Being in your late teens and twenties, you are in some way idealistic about how you like the world to be and this literally drove a lot of us to decide for ourselves. I realised that purposeful work is what brings a lot of joy to me. While I got out of college, I joined a corporate, but decided to quit that opportunity to join Make A Difference full time. And by then, MAD had already scaled to be in about nine cities and it really needed that kind of attention. Long story short, I decided to stay in the sector because I think there are some things that you see like the privilege circle that you are born into and what children at shelter homes didn’t have. I realised that the problem was very deep in India since a large part of our population are children and a significant percentage of that are children without families. Once I saw the problem, it was tough to not do something about it. And then when you realise that it is not an overnight job, that it might take a lifetime to try and make a change is when I decided to stay.

For our readers, can you specify the issues that Make A Difference and Guardians of Dreams are trying to solve?

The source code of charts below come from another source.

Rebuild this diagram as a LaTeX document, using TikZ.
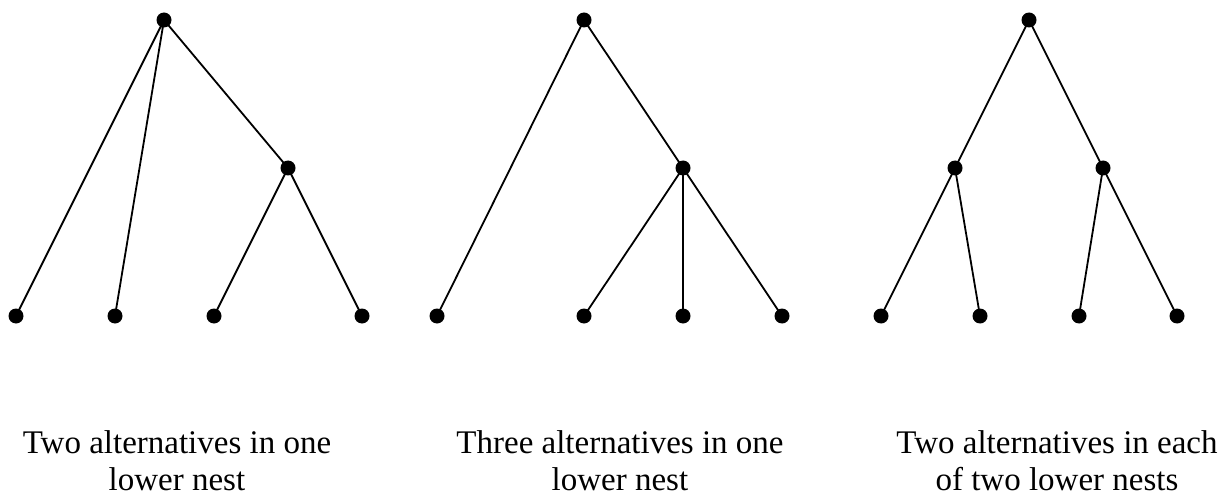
\documentclass[tikz,border=0pt]{standalone}
\usepackage{fontspec}
\setmainfont{Liberation Serif}
\begin{document}
\begin{tikzpicture}[x=1pt,y=-1pt,line width=1.8pt,
	caption/.style={align=center,inner sep=0pt,anchor=base,font=\fontsize{33}{37}\selectfont}]
		\useasboundingbox(0,0)rectangle(1230,497);
		% two alternatives in one lower nest
		\fill(164,20)coordinate(r1)circle(7.5);
		\fill(288,168)coordinate(m1)circle(7.5);
		\fill(16,316)coordinate(a1)circle(7.5);
		\fill(115,316)coordinate(b1)circle(7.5);
		\fill(214,316)coordinate(c1)circle(7.5);
		\fill(362,316)coordinate(d1)circle(7.5);
		\draw(a1)--(r1)--(b1);
		\draw(r1)--(m1)--(c1);
		\draw(m1)--(d1);
		\node[caption](t1)at(177,490){Two alternatives in one\\lower nest};
		% three alternatives in one lower nest
		\fill(584,20)coordinate(r2)circle(7.5);
		\fill(683,168)coordinate(m2)circle(7.5);
		\fill(437,316)coordinate(a2)circle(7.5);
		\fill(584,316)coordinate(b2)circle(7.5);
		\fill(683,316)coordinate(c2)circle(7.5);
		\fill(782,316)coordinate(d2)circle(7.5);
		\draw(a2)--(r2)--(m2)--(b2);
		\draw(m2)--(c2);
		\draw(m2)--(d2);
		\node[caption](t2)at(620,490){Three alternatives in one\\lower nest};
		% two alternatives in each of two lower nests
		\fill(1029,20)coordinate(r3)circle(7.5);
		\fill(955,168)coordinate(m3)circle(7.5);
		\fill(1103,168)coordinate(n3)circle(7.5);
		\fill(881,316)coordinate(a3)circle(7.5);
		\fill(980,316)coordinate(b3)circle(7.5);
		\fill(1079,316)coordinate(c3)circle(7.5);
		\fill(1177,316)coordinate(d3)circle(7.5);
		\draw(m3)--(r3)--(n3);
		\draw(a3)--(m3)--(b3);
		\draw(c3)--(n3)--(d3);
		\node[caption](t3)at(1057,490){Two alternatives in each\\of two lower nests};
	\end{tikzpicture}
\end{document}
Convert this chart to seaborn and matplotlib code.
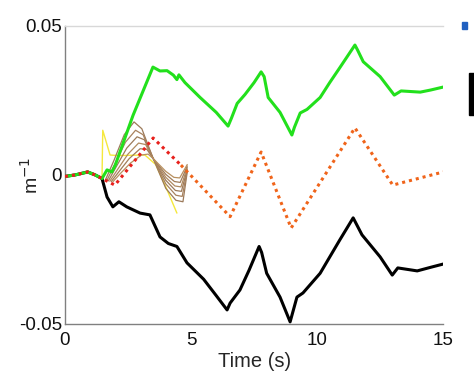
import numpy as np
import pandas as pd
import matplotlib
matplotlib.use('Agg')
import matplotlib.pyplot as plt
import seaborn as sns

# green curve
t_green = [0, 0.4, 0.9, 1.2, 1.47, 1.67, 1.86, 2.0, 2.7, 3.49, 3.77, 4.05, 4.3, 4.44, 4.52,
           4.76, 5.36, 6.0, 6.47, 6.6, 6.83, 7.14, 7.5, 7.78, 7.9, 8.06, 8.53, 9.0, 9.1,
           9.33, 9.6, 10.12, 10.5, 10.9, 11.5, 11.6, 11.83, 12.5, 13.06, 13.33, 14.09, 14.5, 15]
y_green = [-0.0005, 0.0, 0.001, 0.0, -0.0012, 0.0017, 0.001, 0.0034, 0.02, 0.0362, 0.0349,
           0.035, 0.0335, 0.032, 0.0336, 0.031, 0.026, 0.021, 0.0164, 0.019, 0.024, 0.027,
           0.031, 0.0346, 0.033, 0.026, 0.021, 0.0134, 0.016, 0.0208, 0.022, 0.026, 0.031,
           0.036, 0.0436, 0.042, 0.038, 0.033, 0.0268, 0.0282, 0.0278, 0.0285, 0.0295]

# black curve
t_black = [0, 0.4, 0.9, 1.2, 1.47, 1.67, 1.9, 2.14, 2.45, 2.98, 3.37, 3.5, 3.77, 4.1, 4.44,
           4.84, 5.5, 6.0, 6.43, 6.55, 6.94, 7.3, 7.7, 7.8, 8.0, 8.53, 8.93, 9.2, 9.44, 10.12,
           10.9, 11.43, 11.78, 12.5, 12.98, 13.2, 13.97, 14.5, 15]
y_black = [-0.0005, 0.0, 0.001, 0.0, -0.0012, -0.0074, -0.0107, -0.009, -0.0107, -0.0128,
           -0.0134, -0.0158, -0.0208, -0.023, -0.024, -0.0295, -0.035, -0.0405, -0.0453,
           -0.043, -0.0386, -0.032, -0.024, -0.026, -0.033, -0.041, -0.0493, -0.041, -0.0396,
           -0.033, -0.0218, -0.0144, -0.0201, -0.0275, -0.0336, -0.0312, -0.0322, -0.031, -0.0299]

# dotted reference (red part, then orange part)
t_red = [0, 0.4, 0.9, 1.2, 1.47, 1.98, 3.5, 4.6]
y_red = [-0.0005, 0.0, 0.001, 0.0, -0.0012, -0.0034, 0.0124, 0.0033]
t_orange = [4.6, 6.55, 7.78, 8.97, 11.5, 13.0, 15]
y_orange = [0.0033, -0.014, 0.0077, -0.0178, 0.0158, -0.0034, 0.001]

# yellow thin line
t_yellow = [1.47, 1.5, 1.79, 2.1, 2.6, 3.17, 3.6, 4.0, 4.44]
y_yellow = [-0.0012, 0.015, 0.0067, 0.0065, 0.0066, 0.0067, 0.0035, -0.004, -0.0128]

# fan of brown predicted curves
fan_t = [
    [1.6, 1.95, 2.35, 2.74, 3.05, 3.5, 4.0, 4.4, 4.68, 4.85],
    [1.66, 2.0, 2.4, 2.8, 3.1, 3.5, 4.0, 4.4, 4.65, 4.85],
    [1.72, 2.05, 2.45, 2.86, 3.15, 3.5, 4.0, 4.38, 4.62, 4.85],
    [1.78, 2.1, 2.5, 2.92, 3.2, 3.5, 4.0, 4.36, 4.6, 4.85],
    [1.84, 2.15, 2.55, 2.98, 3.25, 3.5, 4.0, 4.34, 4.57, 4.85],
    [1.9, 2.2, 2.6, 3.04, 3.3, 3.5, 4.0, 4.32, 4.55, 4.85],
]
fan_y = [
    [-0.0018, 0.005, 0.0135, 0.0178, 0.0155, 0.0055, -0.0045, -0.0085, -0.009, 0.001],
    [-0.0019, 0.004, 0.011, 0.015, 0.0135, 0.0055, -0.003, -0.0068, -0.0072, 0.0015],
    [-0.002, 0.003, 0.009, 0.0128, 0.0118, 0.0055, -0.0018, -0.0052, -0.0055, 0.002],
    [-0.0021, 0.002, 0.007, 0.0107, 0.0102, 0.0055, -0.0008, -0.0037, -0.004, 0.0025],
    [-0.0022, 0.0012, 0.0055, 0.0088, 0.0086, 0.0055, 0.0002, -0.0022, -0.0025, 0.003],
    [-0.0023, 0.0005, 0.004, 0.0067, 0.007, 0.0055, 0.0012, -0.0008, -0.001, 0.0035],
]
fan_colors = ['#9c7a5a', '#a8825e', '#9c7a5a', '#b08a60', '#a07c58', '#b89060']

sns.set_style('white')
plt.rcParams['font.family'] = ['Liberation Sans', 'DejaVu Sans']

fig = plt.figure(figsize=(4.74, 3.82), dpi=100)
ax = fig.add_axes([0.137, 0.152, 0.798, 0.780])

for i in range(len(fan_t)):
    d = pd.DataFrame({'t': fan_t[i], 'y': fan_y[i]})
    sns.lineplot(data=d, x='t', y='y', ax=ax, color=fan_colors[i], lw=0.9,
                 sort=False, estimator=None, zorder=3)

d = pd.DataFrame({'t': t_yellow, 'y': y_yellow})
sns.lineplot(data=d, x='t', y='y', ax=ax, color='#f5e83c', lw=1.0, sort=False,
             estimator=None, zorder=2)

d = pd.DataFrame({'t': t_black, 'y': y_black})
sns.lineplot(data=d, x='t', y='y', ax=ax, color='black', lw=2.2, sort=False,
             estimator=None, zorder=4)

d = pd.DataFrame({'t': t_green, 'y': y_green})
sns.lineplot(data=d, x='t', y='y', ax=ax, color='#22e01c', lw=2.2, sort=False,
             estimator=None, zorder=5)

d = pd.DataFrame({'t': t_red, 'y': y_red})
sns.lineplot(data=d, x='t', y='y', ax=ax, color='#e8201c', lw=2.2, ls=(0, (1, 1.3)),
             sort=False, estimator=None, zorder=6)
d = pd.DataFrame({'t': t_orange, 'y': y_orange})
sns.lineplot(data=d, x='t', y='y', ax=ax, color='#f0641a', lw=2.2, ls=(0, (1, 1.3)),
             sort=False, estimator=None, zorder=6)

ax.set_xlim(0, 15)
ax.set_ylim(-0.05, 0.05)
ax.set_xticks([0, 5, 10, 15])
ax.set_xticklabels(['0', '5', '10', '15'])
ax.set_yticks([-0.05, 0, 0.05])
ax.set_yticklabels(['-0.05', '0', '0.05'])
ax.tick_params(direction='in', length=4, width=0.8, color='#808080', labelsize=13.5,
               labelcolor='#111111')
ax.tick_params(axis='x', pad=6)
ax.tick_params(axis='y', pad=2)
ax.set_xlabel('Time (s)', fontsize=14.5)
ax.xaxis.set_label_coords(0.5, -0.095)
ax.set_ylabel('m$^{-1}$', fontsize=14)
ax.yaxis.set_label_coords(-0.06, 0.5)

ax.spines['right'].set_visible(False)
ax.spines['top'].set_color('#d8d8d8')
ax.spines['left'].set_color('#808080')
ax.spines['bottom'].set_color('#808080')
for s in ax.spines.values():
    s.set_linewidth(1.0)

# clipped legend pieces at right edge
fig.patches.append(plt.Rectangle((0.975, 0.925), 0.01, 0.018, transform=fig.transFigure,
                                 color='#2060c0', zorder=10))
fig.patches.append(plt.Rectangle((0.99, 0.70), 0.01, 0.11, transform=fig.transFigure,
                                 color='black', zorder=10))

fig.savefig('out.png', dpi=100)
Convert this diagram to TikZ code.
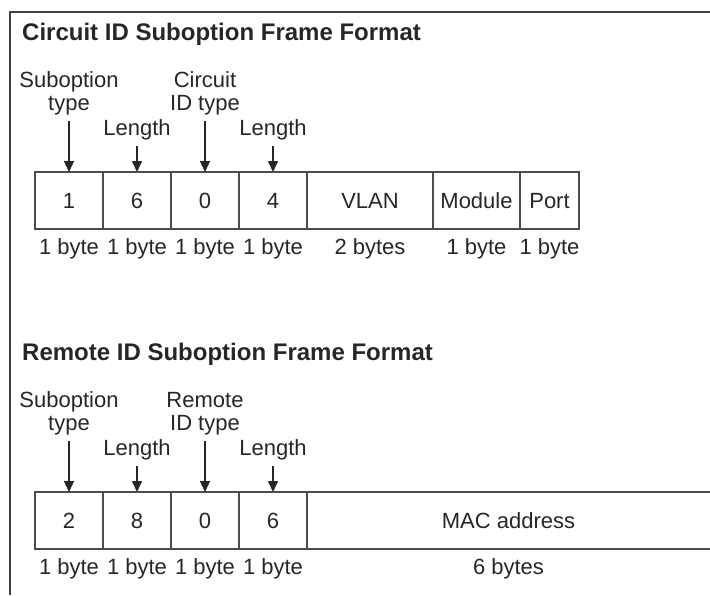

When we started Make A Difference, the problem that we were trying to solve was inequality. We saw that children in shelter homes receive different kinds of inputs or had a different environment as opposed to when we were growing up. The foundational problem that we were trying to tackle was how to bridge the gap. When we looked around, the resources we had available were young ambitious students. We thought if they could spend time with children in these shelter homes, their aspirations would change and largely that’s what MAD has gotten done as well and it grew to be one of India’s largest volunteer networks with very ambitious and high performing college students taking on a social cause.

With Guardians of Dreams, what we are looking to do is, after having spent about a decade or more in the sector, we realised that there are a lot of things that are systemically structured in a manner that children’s homes will remain small, the care quality that they receive will be minimal unless some changes are brought. So Guardians of Dreams is trying to address the systemic challenges that the child care sector is facing in India. For example, we would be looking to bring more funds into the space, fundings that are focussed more on child outcomes and not just sponsoring a meal or sponsoring a school bag but something more that is visionary and child-centric. We are also looking to bring in more expertise. Children are taken care of in shelter homes but often by people who require training. Caregiving is not a profession like teaching is. So, we are trying to figure out a way to make that a profession in India. We also work with children’s homes to support the leadership and staff to help manage their day to day operations better. So, that’s how Guardians of Dreams is a little different but the area of work is very similar.

You’ve been in this non-profit sector for fifteen years now. Starting this organisation and sustaining in this space are two completely different things. What drove you towards this or how did you know that you have to stay to make a difference?

I think it is because I entered this space as a volunteer. While I was one of the co-founders of Make A Difference, all of us were contributing to the organisation of volunteer capacity and we often saw the limitation of that. You have a day job and then you have a maximum of four hours in the evening to try and plug in. When you’re looking at building teams, making partnerships and relationships, a lot of these conversations need to happen during the day time. We found that not having enough time in a day to work on this is building the opposition, which we thought is a limitation to a large degree. So, I thought it was necessary to quit my job and move fully into the non-profit sector in order  to make sure that I was able to give time. And more than giving time, it was attention. I felt that the problem that we are dealing with is complex because I haven’t grown up in a shelter home. So there is a limitation about how much I can imagine the challenges a child goes through when they grow up in a shelter home. So it was important to take time, immerse ourselves in the environment, and understand the problem before we design solutions. So , I think it was largely the limitation of volunteering itself that we decided to jump into full-time. Now, having been in the space full-time, I also understand the challenges like how it feels working full time at the sector would be and the gap between how much we will earn. There is a limitation of people not understanding what it is that you do because the larger society understands a pay job in a corporate or a defined profession but not social entrepreneurship and it is really tough to define. There are many other challenges but understanding the complexity of the social issue that we are dealing with was what convinced me that spending time on weekends or spending a few hours in a day was not enough. I had to decide what I’m going to do purposefully in life and once that decision was made, it was pretty straightforward after that to see through whatever came our way.